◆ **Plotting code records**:
# # #
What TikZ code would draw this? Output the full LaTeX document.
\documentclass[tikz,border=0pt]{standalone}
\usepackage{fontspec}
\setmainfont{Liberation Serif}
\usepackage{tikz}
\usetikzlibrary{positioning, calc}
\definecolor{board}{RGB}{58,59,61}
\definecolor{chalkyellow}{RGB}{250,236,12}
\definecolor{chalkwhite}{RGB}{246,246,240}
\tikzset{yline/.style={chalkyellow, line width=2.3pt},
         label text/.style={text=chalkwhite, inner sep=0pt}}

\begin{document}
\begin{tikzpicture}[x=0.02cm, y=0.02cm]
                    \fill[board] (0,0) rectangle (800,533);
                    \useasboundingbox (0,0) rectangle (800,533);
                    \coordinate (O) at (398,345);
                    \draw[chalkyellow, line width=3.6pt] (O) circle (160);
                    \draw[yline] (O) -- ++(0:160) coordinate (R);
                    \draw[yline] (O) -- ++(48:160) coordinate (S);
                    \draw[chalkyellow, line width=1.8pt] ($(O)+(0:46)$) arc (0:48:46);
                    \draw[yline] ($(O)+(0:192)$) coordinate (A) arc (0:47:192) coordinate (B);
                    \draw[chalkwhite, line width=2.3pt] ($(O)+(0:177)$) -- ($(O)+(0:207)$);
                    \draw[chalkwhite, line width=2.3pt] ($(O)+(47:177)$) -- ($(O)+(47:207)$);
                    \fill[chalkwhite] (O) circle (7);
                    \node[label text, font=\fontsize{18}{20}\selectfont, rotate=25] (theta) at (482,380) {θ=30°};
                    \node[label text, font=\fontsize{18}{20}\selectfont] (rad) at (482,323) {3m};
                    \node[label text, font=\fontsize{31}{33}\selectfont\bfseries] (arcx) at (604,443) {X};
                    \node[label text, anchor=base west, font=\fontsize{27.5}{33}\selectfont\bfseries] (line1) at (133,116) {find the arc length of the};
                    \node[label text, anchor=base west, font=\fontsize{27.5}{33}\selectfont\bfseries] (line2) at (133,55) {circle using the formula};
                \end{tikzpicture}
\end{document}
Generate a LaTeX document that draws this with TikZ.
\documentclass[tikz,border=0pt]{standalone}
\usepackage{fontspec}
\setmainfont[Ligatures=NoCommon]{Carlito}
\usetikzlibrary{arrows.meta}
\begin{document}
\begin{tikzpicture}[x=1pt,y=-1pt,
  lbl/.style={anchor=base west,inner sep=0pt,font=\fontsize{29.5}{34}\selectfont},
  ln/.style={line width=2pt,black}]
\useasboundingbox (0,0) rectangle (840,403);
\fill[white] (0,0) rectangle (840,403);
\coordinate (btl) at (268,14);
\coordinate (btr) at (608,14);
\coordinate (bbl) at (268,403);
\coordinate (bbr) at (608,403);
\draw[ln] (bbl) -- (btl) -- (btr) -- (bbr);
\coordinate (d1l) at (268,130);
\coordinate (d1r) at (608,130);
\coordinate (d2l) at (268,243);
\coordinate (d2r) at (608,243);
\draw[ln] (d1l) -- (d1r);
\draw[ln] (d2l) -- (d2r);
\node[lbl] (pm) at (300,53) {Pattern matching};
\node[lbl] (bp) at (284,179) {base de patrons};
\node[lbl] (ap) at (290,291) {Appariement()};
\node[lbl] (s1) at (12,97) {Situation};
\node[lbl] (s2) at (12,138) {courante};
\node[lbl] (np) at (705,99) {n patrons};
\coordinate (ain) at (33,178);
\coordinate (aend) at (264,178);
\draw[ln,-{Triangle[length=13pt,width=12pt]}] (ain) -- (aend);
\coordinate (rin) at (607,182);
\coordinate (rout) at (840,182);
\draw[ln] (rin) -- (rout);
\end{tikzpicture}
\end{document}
# # #
◆ **What you will do**:
Each line must be given again exactly as written above.

◆ **Exercise answer**:
What TikZ code would draw this? Output the full LaTeX document.
\documentclass[tikz,border=0pt]{standalone}
\usepackage{fontspec}
\setmainfont{Liberation Serif}
\usepackage{tikz}
\usetikzlibrary{positioning, calc}
\definecolor{board}{RGB}{58,59,61}
\definecolor{chalkyellow}{RGB}{250,236,12}
\definecolor{chalkwhite}{RGB}{246,246,240}
\tikzset{yline/.style={chalkyellow, line width=2.3pt},
         label text/.style={text=chalkwhite, inner sep=0pt}}

\begin{document}
\begin{tikzpicture}[x=0.02cm, y=0.02cm]
                    \fill[board] (0,0) rectangle (800,533);
                    \useasboundingbox (0,0) rectangle (800,533);
                    \coordinate (O) at (398,345);
                    \draw[chalkyellow, line width=3.6pt] (O) circle (160);
                    \draw[yline] (O) -- ++(0:160) coordinate (R);
                    \draw[yline] (O) -- ++(48:160) coordinate (S);
                    \draw[chalkyellow, line width=1.8pt] ($(O)+(0:46)$) arc (0:48:46);
                    \draw[yline] ($(O)+(0:192)$) coordinate (A) arc (0:47:192) coordinate (B);
                    \draw[chalkwhite, line width=2.3pt] ($(O)+(0:177)$) -- ($(O)+(0:207)$);
                    \draw[chalkwhite, line width=2.3pt] ($(O)+(47:177)$) -- ($(O)+(47:207)$);
                    \fill[chalkwhite] (O) circle (7);
                    \node[label text, font=\fontsize{18}{20}\selectfont, rotate=25] (theta) at (482,380) {θ=30°};
                    \node[label text, font=\fontsize{18}{20}\selectfont] (rad) at (482,323) {3m};
                    \node[label text, font=\fontsize{31}{33}\selectfont\bfseries] (arcx) at (604,443) {X};
                    \node[label text, anchor=base west, font=\fontsize{27.5}{33}\selectfont\bfseries] (line1) at (133,116) {find the arc length of the};
                    \node[label text, anchor=base west, font=\fontsize{27.5}{33}\selectfont\bfseries] (line2) at (133,55) {circle using the formula};
                \end{tikzpicture}
\end{document}
Generate a LaTeX document that draws this with TikZ.
\documentclass[tikz,border=0pt]{standalone}
\usepackage{fontspec}
\setmainfont[Ligatures=NoCommon]{Carlito}
\usetikzlibrary{arrows.meta}
\begin{document}
\begin{tikzpicture}[x=1pt,y=-1pt,
  lbl/.style={anchor=base west,inner sep=0pt,font=\fontsize{29.5}{34}\selectfont},
  ln/.style={line width=2pt,black}]
\useasboundingbox (0,0) rectangle (840,403);
\fill[white] (0,0) rectangle (840,403);
\coordinate (btl) at (268,14);
\coordinate (btr) at (608,14);
\coordinate (bbl) at (268,403);
\coordinate (bbr) at (608,403);
\draw[ln] (bbl) -- (btl) -- (btr) -- (bbr);
\coordinate (d1l) at (268,130);
\coordinate (d1r) at (608,130);
\coordinate (d2l) at (268,243);
\coordinate (d2r) at (608,243);
\draw[ln] (d1l) -- (d1r);
\draw[ln] (d2l) -- (d2r);
\node[lbl] (pm) at (300,53) {Pattern matching};
\node[lbl] (bp) at (284,179) {base de patrons};
\node[lbl] (ap) at (290,291) {Appariement()};
\node[lbl] (s1) at (12,97) {Situation};
\node[lbl] (s2) at (12,138) {courante};
\node[lbl] (np) at (705,99) {n patrons};
\coordinate (ain) at (33,178);
\coordinate (aend) at (264,178);
\draw[ln,-{Triangle[length=13pt,width=12pt]}] (ain) -- (aend);
\coordinate (rin) at (607,182);
\coordinate (rout) at (840,182);
\draw[ln] (rin) -- (rout);
\end{tikzpicture}
\end{document}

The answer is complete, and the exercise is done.